The effect of firing temperature profiles for the high efficiency of crystalline Si solar cells

Abstract

In the mass production of crystalline Si solar cell, metallization is a very important process because it strongly affects various properties of the solar cell, such as I(sc), V(oc), R(s), R(sh), and FF. However, it is not easy to optimize the firing process because it has to be changed with the diffusion process. In this research, we examined the influence of firing conditions on different R(sheet) emitters by varying the sheet resistance from 30 to 60 Omega/sq. The peak temperature and ramp-up rate during the firing process were varied by changing belt speeds and were also varied by changing the temperature settings in different belt furnace zones. As the grid pattern of the front electrode has a significant influence on R(s) and FF, we optimized the front grid pattern for each R(sheet) emitter. With an increase in the R(sheet) of the emitters, V(oc) was slightly decreased, as the dopant concentration decreased in the emitter.
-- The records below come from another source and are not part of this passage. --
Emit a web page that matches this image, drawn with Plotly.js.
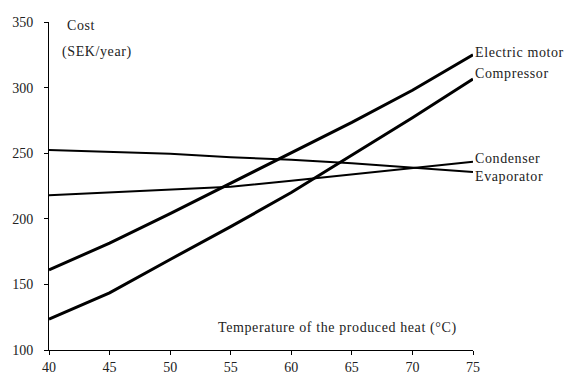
<!DOCTYPE html>
<html>
<head>
<meta charset="utf-8">
<script src="https://cdn.plot.ly/plotly-3.0.1.min.js"></script>
<style>
html,body{margin:0;padding:0;background:#fff;}
#chart{width:565px;height:375px;}
.annotation-text{letter-spacing:0.6px;}
</style>
</head>
<body>
<div id="chart"></div>
<script>
const temperature = [40, 45, 50, 55, 60, 65, 70, 75];
const electricMotor = [161, 181.5, 204, 227, 250, 273.5, 298, 325];
const compressor = [123.5, 143.5, 169, 194, 220, 248.5, 277, 306.5];
const condenser = [218, 220, 222, 224.5, 229, 234, 239, 243.5];
const evaporator = [252.5, 251, 249.5, 247, 245, 242.3, 238.8, 235.6];
const seriesNames = ['Electric motor', 'Compressor', 'Condenser', 'Evaporator'];
const xTicks = [40, 45, 50, 55, 60, 65, 70, 75];
const yTicks = [100, 150, 200, 250, 300, 350];

const font = {family: 'Liberation Serif, Times New Roman, serif', size: 14, color: '#222'};
const series = [electricMotor, compressor, condenser, evaporator];
const widths = [3, 3, 2, 2];
const yshifts = [2, 6, 3, -4];

const traces = series.map((s, i) => ({
  x: temperature, y: s, type: 'scatter', mode: 'lines', name: seriesNames[i],
  line: {color: '#000', width: widths[i]}, showlegend: false, hoverinfo: 'skip'
}));

const annotations = series.map((s, i) => ({
  x: temperature[temperature.length - 1], y: s[s.length - 1], xref: 'x', yref: 'y',
  text: seriesNames[i], showarrow: false, xanchor: 'left', yanchor: 'middle',
  xshift: 0, yshift: yshifts[i], font: font
}));
annotations.push({x: 0.038, y: 347.5, xref: 'paper', yref: 'y', text: 'Cost', showarrow: false,
  xanchor: 'left', yanchor: 'middle', font: font});
annotations.push({x: 0.026, y: 327.5, xref: 'paper', yref: 'y', text: '(SEK/year)', showarrow: false,
  xanchor: 'left', yanchor: 'middle', font: font});
annotations.push({x: 75, y: 117, xref: 'x', yref: 'y', text: 'Temperature of the produced heat (°C)', showarrow: false,
  xanchor: 'right', yanchor: 'middle', xshift: -14, font: font});

const axisCommon = {showgrid: false, zeroline: false, showline: true, linecolor: '#000', linewidth: 1,
  ticklen: 4, tickcolor: '#000', tickwidth: 1, tickfont: font};

const layout = {
  width: 565, height: 375,
  margin: {l: 49, r: 92, t: 22, b: 25},
  paper_bgcolor: '#fff', plot_bgcolor: '#fff',
  font: font,
  xaxis: Object.assign({range: [40, 75], tickvals: xTicks, ticktext: xTicks.map(String), ticks: 'outside'}, axisCommon),
  yaxis: Object.assign({range: [100, 350], tickvals: yTicks, ticktext: yTicks.map(String), ticks: 'outside',
    ticklabelstandoff: 8}, axisCommon),
  xaxis2: Object.assign({range: [40, 75], tickvals: xTicks, ticks: 'inside', overlaying: 'x', anchor: 'y',
    side: 'bottom', showticklabels: false}, axisCommon),
  yaxis2: Object.assign({range: [100, 350], tickvals: yTicks, ticks: 'inside', overlaying: 'y', anchor: 'x',
    side: 'left', showticklabels: false}, axisCommon),
  annotations: annotations,
  showlegend: false
};

Plotly.newPlot('chart', traces, layout, {staticPlot: true, displayModeBar: false});
</script>
</body>
</html>
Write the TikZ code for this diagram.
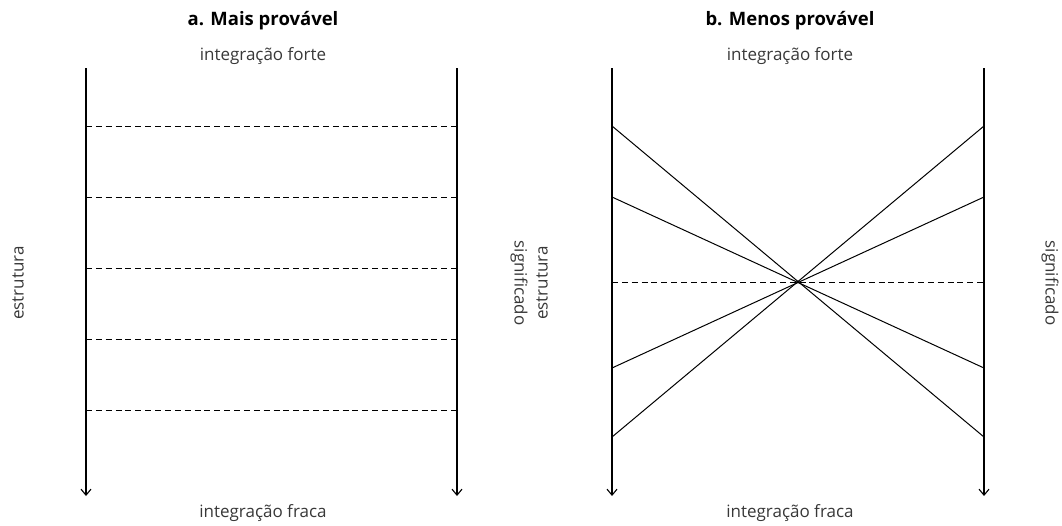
\documentclass[tikz,border=0pt]{standalone}
\usepackage{fontspec}
\setmainfont{Open Sans}
\usetikzlibrary{arrows.meta}
\begin{document}
\begin{tikzpicture}[x=1pt,y=-1pt,
  axis/.style={line width=1.2pt,-{Straight Barb[length=6pt,width=10pt,line width=1.1pt]}},
  rung/.style={line width=0.9pt,dash pattern=on 6pt off 3.87pt},
  ray/.style={line width=1pt},
  lbl/.style={font=\fontsize{17}{19}\selectfont,text=black!78,inner sep=0pt},
  ttl/.style={font=\fontsize{18.5}{21}\selectfont\bfseries,inner sep=0pt}]
\useasboundingbox (0,0) rectangle (1062,525);
% panel a
\node[ttl] (ta) at (263,21) {a. Mais provável};
\node[lbl] (fa) at (263,56) {integração forte};
\node[lbl] (wa) at (263,513) {integração fraca};
\coordinate (a1t) at (86,68); \coordinate (a1b) at (86,496);
\coordinate (a2t) at (457,68); \coordinate (a2b) at (457,496);
\draw[axis] (a1t) -- (a1b);
\draw[axis] (a2t) -- (a2b);
\foreach \y in {126,197,268,339,410}{
  \draw[rung] (86,\y) -- (457,\y);
}
\node[lbl,rotate=90] (ea) at (18,283) {estrutura};
\node[lbl,rotate=-90] (sa) at (519,283) {significado};
% panel b
\node[ttl] (tb) at (790,21) {b. Menos provável};
\node[lbl] (fb) at (790,56) {integração forte};
\node[lbl] (wb) at (790,513) {integração fraca};
\coordinate (b1t) at (612,68); \coordinate (b1b) at (612,496);
\coordinate (b2t) at (984,68); \coordinate (b2b) at (984,496);
\draw[axis] (b1t) -- (b1b);
\draw[axis] (b2t) -- (b2b);
\coordinate (l1) at (612,126); \coordinate (l2) at (612,197);
\coordinate (l3) at (612,368); \coordinate (l4) at (612,437);
\coordinate (r1) at (984,126); \coordinate (r2) at (984,197);
\coordinate (r3) at (984,368); \coordinate (r4) at (984,437);
\draw[ray] (l1) -- (r4);
\draw[ray] (l2) -- (r3);
\draw[ray] (l3) -- (r2);
\draw[ray] (l4) -- (r1);
\coordinate (lm) at (612,282); \coordinate (rm) at (984,282);
\draw[rung] (lm) -- (rm);
\node[lbl,rotate=90] (eb) at (542,283) {estrutura};
\node[lbl,rotate=-90] (sb) at (1050,283) {significado};
\end{tikzpicture}
\end{document}
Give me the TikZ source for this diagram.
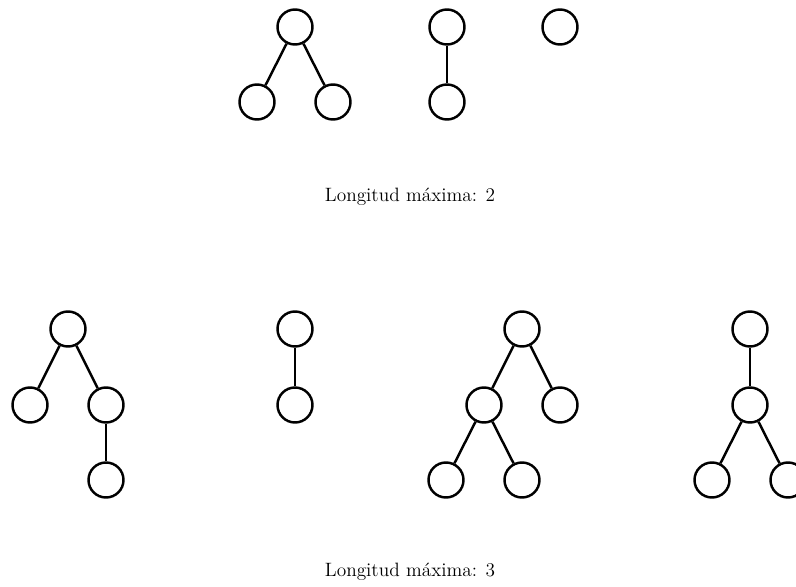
\documentclass[tikz,border=0pt]{standalone}
\begin{document}
\begin{tikzpicture}[x=0.02cm,y=-0.02cm,
  vtx/.style={circle,draw,line width=1.4pt,minimum size=0.70cm,inner sep=0pt},
  edge/.style={line width=1.4pt},
  caption/.style={font=\fontsize{11}{13}\selectfont}]
\useasboundingbox (0,0) rectangle (796,587);

% ---- length 2 ----
\node[vtx] (a1) at (295,27) {};
\node[vtx] (a2) at (257,102) {};
\node[vtx] (a3) at (333,102) {};
\draw[edge] (a1) -- (a2);
\draw[edge] (a1) -- (a3);

\node[vtx] (b1) at (447,27) {};
\node[vtx] (b2) at (447,102) {};
\draw[edge] (b1) -- (b2);

\node[vtx] (c1) at (560,27) {};

\node[caption] (l2) at (410,197) {Longitud máxima: 2};

% ---- length 3 ----
\node[vtx] (d1) at (68,329) {};
\node[vtx] (d2) at (30,405) {};
\node[vtx] (d3) at (106,405) {};
\node[vtx] (d4) at (106,480) {};
\draw[edge] (d1) -- (d2);
\draw[edge] (d1) -- (d3);
\draw[edge] (d3) -- (d4);

\node[vtx] (e1) at (295,329) {};
\node[vtx] (e2) at (295,405) {};
\draw[edge] (e1) -- (e2);

\node[vtx] (f1) at (522,329) {};
\node[vtx] (f2) at (484,405) {};
\node[vtx] (f3) at (560,405) {};
\node[vtx] (f4) at (446,480) {};
\node[vtx] (f5) at (522,480) {};
\draw[edge] (f1) -- (f2);
\draw[edge] (f1) -- (f3);
\draw[edge] (f2) -- (f4);
\draw[edge] (f2) -- (f5);

\node[vtx] (g1) at (750,329) {};
\node[vtx] (g2) at (750,405) {};
\node[vtx] (g3) at (712,480) {};
\node[vtx] (g4) at (788,480) {};
\draw[edge] (g1) -- (g2);
\draw[edge] (g2) -- (g3);
\draw[edge] (g2) -- (g4);

\node[caption] (l3) at (410,572) {Longitud máxima: 3};
\end{tikzpicture}
\end{document}
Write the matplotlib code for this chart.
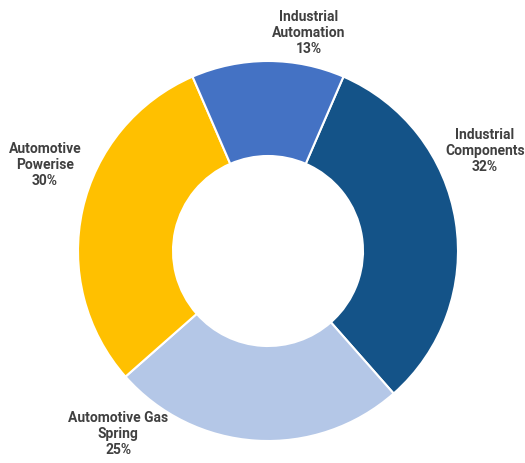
import matplotlib
matplotlib.use("Agg")
import matplotlib.pyplot as plt

# segment shares, clockwise from the top-right
segments = ["Industrial\nComponents", "Automotive Gas\nSpring", "Automotive\nPowerise", "Industrial\nAutomation"]
shares = [32, 25, 30, 13]
colors = ["#145388", "#B4C7E7", "#FFC000", "#4472C4"]

# where each label sits (in units of the outer radius)
label_pos = [(1.142, 0.532), (-0.789, -0.958), (-1.174, 0.458), (0.216, 1.153)]

plt.rcParams["font.family"] = ["Roboto", "DejaVu Sans"]

fig = plt.figure(figsize=(5.25, 4.64), dpi=100)
ax = fig.add_axes([0, 0, 1, 1])

# start so that the small automation slice is centred at the top
start = 90 - shares[-1] / 100 * 360 / 2
ax.pie(shares, colors=colors, startangle=start, counterclock=False, radius=1.0,
       wedgeprops=dict(width=0.5, edgecolor="white", linewidth=1.5))

for name, val, (x, y) in zip(segments, shares, label_pos):
    ax.text(x, y, f"{name}\n{val}%", ha="center", va="center", fontsize=10,
            fontweight="bold", color="#404040", linespacing=1.15)

ax.set_xlim(-268 / 190, (525 - 268) / 190)
ax.set_ylim(-212 / 190, 252 / 190)
ax.set_aspect("equal")
ax.axis("off")

fig.savefig("out.png", dpi=100)
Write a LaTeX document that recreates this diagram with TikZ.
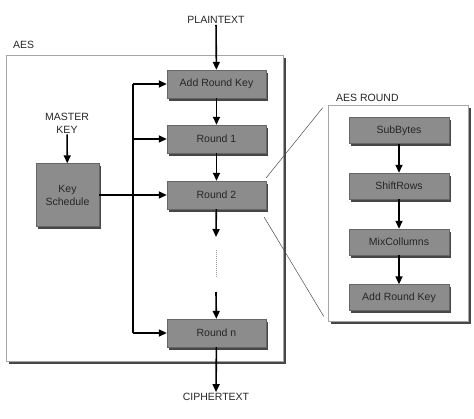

However, I(sc) was increased to a higher degree, which was ascribed to the improvement of blue-response and the reduction of recombination in the front surface. For the same R(sheet) of emitters, BSF layers and ohmic contacts were established distinctly at the faster firing condition, which led to a V(oc) of around 622 mV and FF of 80.6% by Suns-V(oc) measurement. Using the result, we were able to obtain an optimized firing process window for improving V(oc) and FF with different R(sheet) emitters. These optimized conditions can be applied to the mass production of crystalline Si solar cells. (C) 2010 Elsevier B.V. All rights reserved.